Question

Use properties of logarithms to expand each logarithmic expression as much as possible. Where possible evaluate logarithmic expressions without using a calculator.
$$\log _{7}(7x)$$

Answer

**step1** Understanding the Problem

The problem asks us to expand the logarithmic expression $$\log _{7}(7x)$$ as much as possible using properties of logarithms.

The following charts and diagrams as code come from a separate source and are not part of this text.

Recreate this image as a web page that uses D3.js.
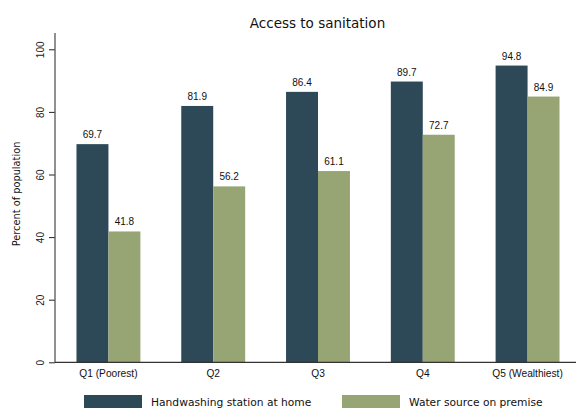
<!DOCTYPE html>
<html>
<head>
<meta charset="utf-8">
<script src="https://cdn.jsdelivr.net/npm/d3@7"></script>
<style>
  body { margin: 0; background: #fff; }
  svg { font-family: "DejaVu Sans", sans-serif; }
  .val { font-family: "Liberation Sans", Arial, sans-serif; }
</style>
</head>
<body>
<div id="chart"></div>
<script>
// data
var quintiles = ["Q1 (Poorest)", "Q2", "Q3", "Q4", "Q5 (Wealthiest)"];
var handwashing = [69.7, 81.9, 86.4, 89.7, 94.8];
var waterSource = [41.8, 56.2, 61.1, 72.7, 84.9];
var seriesNames = ["Handwashing station at home", "Water source on premise"];
var seriesColours = ["#2d4856", "#97a574"];
var yTicks = [0, 20, 40, 60, 80, 100];

var width = 576, height = 408;
var svg = d3.select("#chart").append("svg")
    .attr("width", width).attr("height", height);

var x0 = 55, yBottom = 362.3;

var x = d3.scaleBand()
    .domain(quintiles)
    .range([x0, 581])
    .paddingInner(0.39)
    .paddingOuter(0.205);

var xSub = d3.scaleBand()
    .domain([0, 1])
    .range([0, x.bandwidth()]);

var y = d3.scaleLinear()
    .domain([0, 100])
    .range([yBottom, 49.3]);

// title
svg.append("text")
    .attr("x", 317.5).attr("y", 28.3)
    .attr("text-anchor", "middle")
    .style("font-size", "13.5px")
    .attr("fill", "#111")
    .text("Access to sanitation");

// bars
var rows = quintiles.map(function(q, i) {
  return { q: q, vals: [handwashing[i], waterSource[i]] };
});

var group = svg.append("g").selectAll("g")
    .data(rows)
    .enter().append("g")
    .attr("transform", function(d) { return "translate(" + x(d.q) + ",0)"; });

group.selectAll("rect")
    .data(function(d) { return d.vals; })
    .enter().append("rect")
    .attr("x", function(d, i) { return xSub(i); })
    .attr("width", xSub.bandwidth())
    .attr("y", function(d) { return y(d); })
    .attr("height", function(d) { return yBottom - y(d); })
    .attr("fill", function(d, i) { return seriesColours[i]; });

group.selectAll("text")
    .data(function(d) { return d.vals; })
    .enter().append("text")
    .attr("class", "val")
    .attr("x", function(d, i) { return xSub(i) + xSub.bandwidth() / 2; })
    .attr("y", function(d) { return y(d) - 6; })
    .attr("text-anchor", "middle")
    .style("font-size", "10px")
    .attr("fill", "#111")
    .text(function(d) { return d.toFixed(1); });

// y axis
var yAxis = svg.append("g")
    .attr("transform", "translate(" + x0 + ",0)")
    .call(d3.axisLeft(y).tickValues(yTicks).tickSize(6).tickSizeOuter(0));
yAxis.select(".domain").remove();
yAxis.append("line")
    .attr("x1", 0).attr("x2", 0)
    .attr("y1", 33).attr("y2", yBottom)
    .attr("stroke", "#555").attr("stroke-width", 1.3);
yAxis.selectAll(".tick line").attr("stroke", "#222");
yAxis.selectAll(".tick text")
    .attr("transform", "rotate(-90)")
    .attr("x", 0).attr("y", -15)
    .attr("dy", "0.35em")
    .attr("text-anchor", "middle")
    .style("font-size", "10px")
    .attr("fill", "#222");

svg.append("text")
    .attr("transform", "translate(19.5," + 194 + ") rotate(-90)")
    .attr("text-anchor", "middle")
    .style("font-size", "9.8px")
    .attr("fill", "#111")
    .text("Percent of population");

// x axis
var xAxis = svg.append("g")
    .attr("transform", "translate(0," + yBottom + ")")
    .call(d3.axisBottom(x).tickSize(0).tickSizeOuter(0));
xAxis.select(".domain").remove();
xAxis.append("line")
    .attr("x1", x0).attr("x2", width)
    .attr("stroke", "#333").attr("stroke-width", 1.3);
xAxis.selectAll(".tick text")
    .attr("y", 7.5)
    .style("font-size", "10.2px")
    .attr("fill", "#111");

// legend
var legendX = [84, 342];
var legend = svg.append("g").selectAll("g")
    .data(seriesNames)
    .enter().append("g")
    .attr("transform", function(d, i) { return "translate(" + legendX[i] + ",395)"; });
legend.append("rect")
    .attr("width", 58).attr("height", 20)
    .attr("fill", function(d, i) { return seriesColours[i]; });
legend.append("text")
    .attr("x", 67).attr("y", 10.7)
    .style("font-size", "10.7px")
    .attr("fill", "#111")
    .text(function(d) { return d; });
</script>
</body>
</html>
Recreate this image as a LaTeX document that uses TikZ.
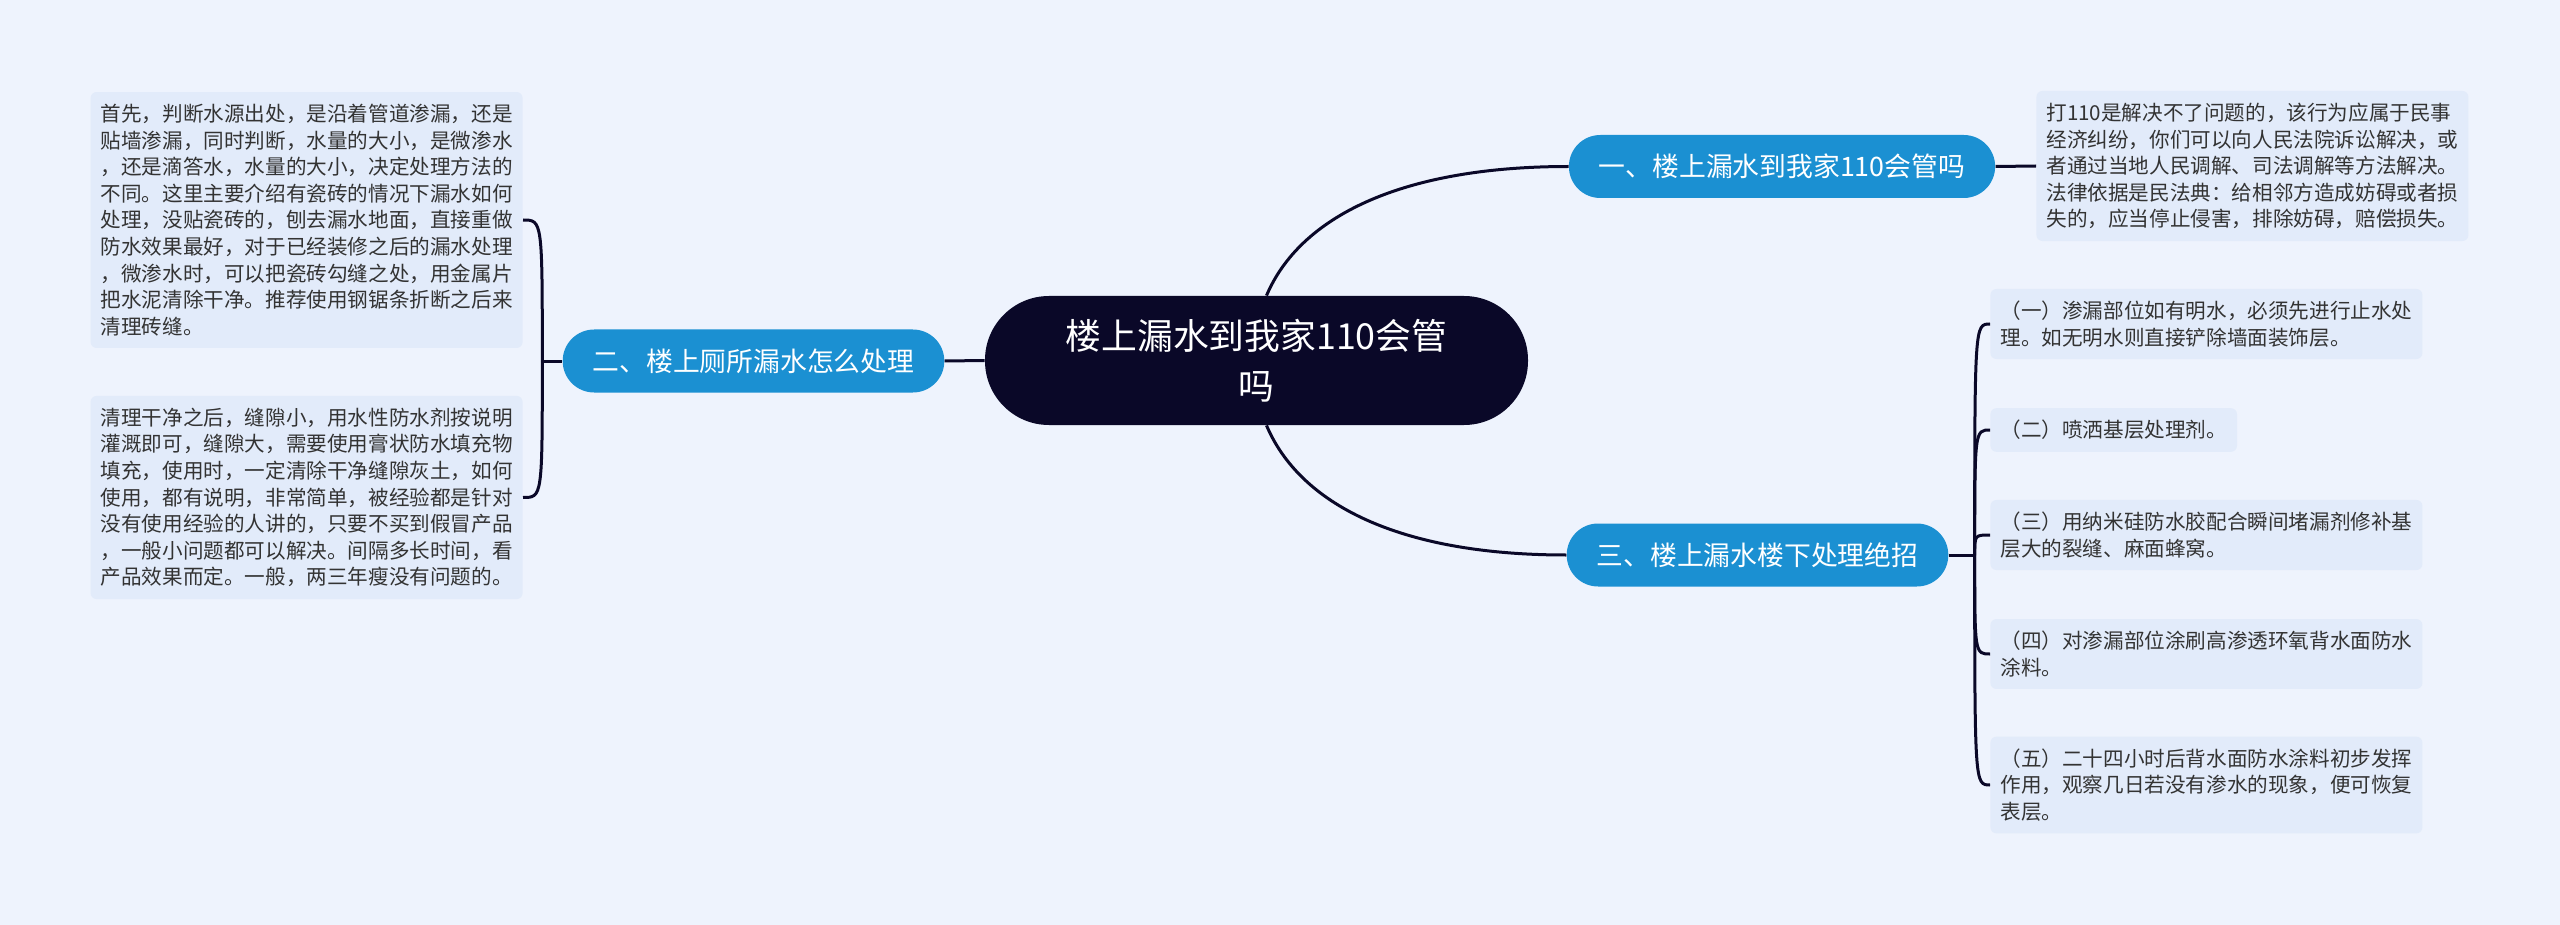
\documentclass[tikz,border=0pt]{standalone}
\usepackage{fontspec}
\setmainfont{Noto Sans CJK SC}
\usepackage{tikz}
\definecolor{bgcol}{HTML}{EEF3FD}
\definecolor{leafcol}{HTML}{E2EBFA}
\definecolor{branchcol}{HTML}{1B90D2}
\definecolor{rootcol}{HTML}{0A0828}
\definecolor{txtcol}{HTML}{333333}

\begin{document}
\begin{tikzpicture}[
    x=0.5pt, y=-0.5pt,
    root/.style={fill=rootcol, text=white, rounded corners=32pt,
                 minimum width=271.5pt, minimum height=64.5pt, align=center,
                 font=\fontsize{17.9}{25}\selectfont},
    branch/.style={fill=branchcol, text=white, rounded corners=15.7pt,
                   minimum height=31.5pt, inner xsep=15pt,
                   font=\fontsize{13.4}{16}\selectfont},
    leaf/.style={fill=leafcol, text=txtcol, rounded corners=3pt, align=left,
                 inner xsep=5pt, inner ysep=6pt,
                 font=\fontsize{10.3}{13.3}\selectfont},
    link/.style={draw=rootcol, line width=1.5pt}
]
    \fill[bgcol] (0,0) rectangle (2560,925);
    \useasboundingbox (0,0) rectangle (2560,925);

    \node[root] (c) at (1256.5,360.5) {楼上漏水到我家110会管\\吗};

    \node[branch] (b1) at (1782,166.5) {一、楼上漏水到我家110会管吗};
    \node[branch] (b2) at (753.5,361) {二、楼上厕所漏水怎么处理};
    \node[branch] (b3) at (1757.5,555) {三、楼上漏水楼下处理绝招};

    \node[leaf, anchor=west] (r1) at (2036,166)
        {打110是解决不了问题的，该行为应属于民事\\
         经济纠纷，你们可以向人民法院诉讼解决，或\\
         者通过当地人民调解、司法调解等方法解决。\\
         法律依据是民法典：给相邻方造成妨碍或者损\\
         失的，应当停止侵害，排除妨碍，赔偿损失。};

    \node[leaf, anchor=east] (l1) at (523,220)
        {首先，判断水源出处，是沿着管道渗漏，还是\\
         贴墙渗漏，同时判断，水量的大小，是微渗水\\
         ，还是滴答水，水量的大小，决定处理方法的\\
         不同。这里主要介绍有瓷砖的情况下漏水如何\\
         处理，没贴瓷砖的，刨去漏水地面，直接重做\\
         防水效果最好，对于已经装修之后的漏水处理\\
         ，微渗水时，可以把瓷砖勾缝之处，用金属片\\
         把水泥清除干净。推荐使用钢锯条折断之后来\\
         清理砖缝。};
    \node[leaf, anchor=east] (l2) at (523,497.5)
        {清理干净之后，缝隙小，用水性防水剂按说明\\
         灌溉即可，缝隙大，需要使用膏状防水填充物\\
         填充，使用时，一定清除干净缝隙灰土，如何\\
         使用，都有说明，非常简单，被经验都是针对\\
         没有使用经验的人讲的，只要不买到假冒产品\\
         ，一般小问题都可以解决。间隔多长时间，看\\
         产品效果而定。一般，两三年瘦没有问题的。};

    \node[leaf, anchor=west] (p1) at (1990,324)
        {（一）渗漏部位如有明水，必须先进行止水处\\
         理。如无明水则直接铲除墙面装饰层。};
    \node[leaf, anchor=west] (p2) at (1990,430) {（二）喷洒基层处理剂。};
    \node[leaf, anchor=west] (p3) at (1990,535)
        {（三）用纳米硅防水胶配合瞬间堵漏剂修补基\\
         层大的裂缝、麻面蜂窝。};
    \node[leaf, anchor=west] (p4) at (1990,654)
        {（四）对渗漏部位涂刷高渗透环氧背水面防水\\
         涂料。};
    \node[leaf, anchor=west] (p5) at (1990,785)
        {（五）二十四小时后背水面防水涂料初步发挥\\
         作用，观察几日若没有渗水的现象，便可恢复\\
         表层。};

    \draw[link] ([xshift=5pt]c.north) .. controls +(33,-78) and +(-169,0) .. (b1.west);
    \draw[link] ([xshift=5pt]c.south) .. controls +(33,78) and +(-169,0) .. (b3.west);
    \draw[link] (c.west) -- (b2.east);
    \draw[link] (b1.east) -- (r1.west);

    \draw[link] (b2.west) -- ++(-20,0) coordinate (t2);
    \foreach \n in {l1,l2}
        \draw[link] (t2) .. controls (t2 |- \n.east) .. (\n.east);

    \draw[link] (b3.east) -- ++(26,0) coordinate (t3);
    \foreach \n in {p1,p2,p3,p4,p5}
        \draw[link] (t3) .. controls (t3 |- \n.west) .. (\n.west);
\end{tikzpicture}
\end{document}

We also need to evaluate any logarithmic expressions that can be simplified without a calculator.

**step2** Identifying the Logarithm Property

The expression is in the form of a logarithm of a product, which is $$\log_b(MN)$$.
A fundamental property of logarithms states that the logarithm of a product of two numbers is the sum of the logarithms of the individual numbers. This property is expressed as:
$$\log_b(MN) = \log_b(M) + \log_b(N)$$
In our problem, the base ($$b$$) is 7, the first factor ($$M$$) is 7, and the second factor ($$N$$) is $$x$$.

**step3** Applying the Logarithm Property

Using the product property of logarithms, we can expand the given expression:
$$\log _{7}(7x) = \log _{7}(7) + \log _{7}(x)$$

**step4** Evaluating the Logarithmic Term

We need to evaluate the term $$\log _{7}(7)$$.
By definition, $$\log_b(b)$$ equals 1, because $$b^1 = b$$.
In this case, the base is 7 and the argument is 7, so $$\log _{7}(7) = 1$$.

**step5** Final Expanded Expression

Substituting the evaluated term back into the expanded expression from Step 3:
$$1 + \log _{7}(x)$$
This is the fully expanded form of the original expression.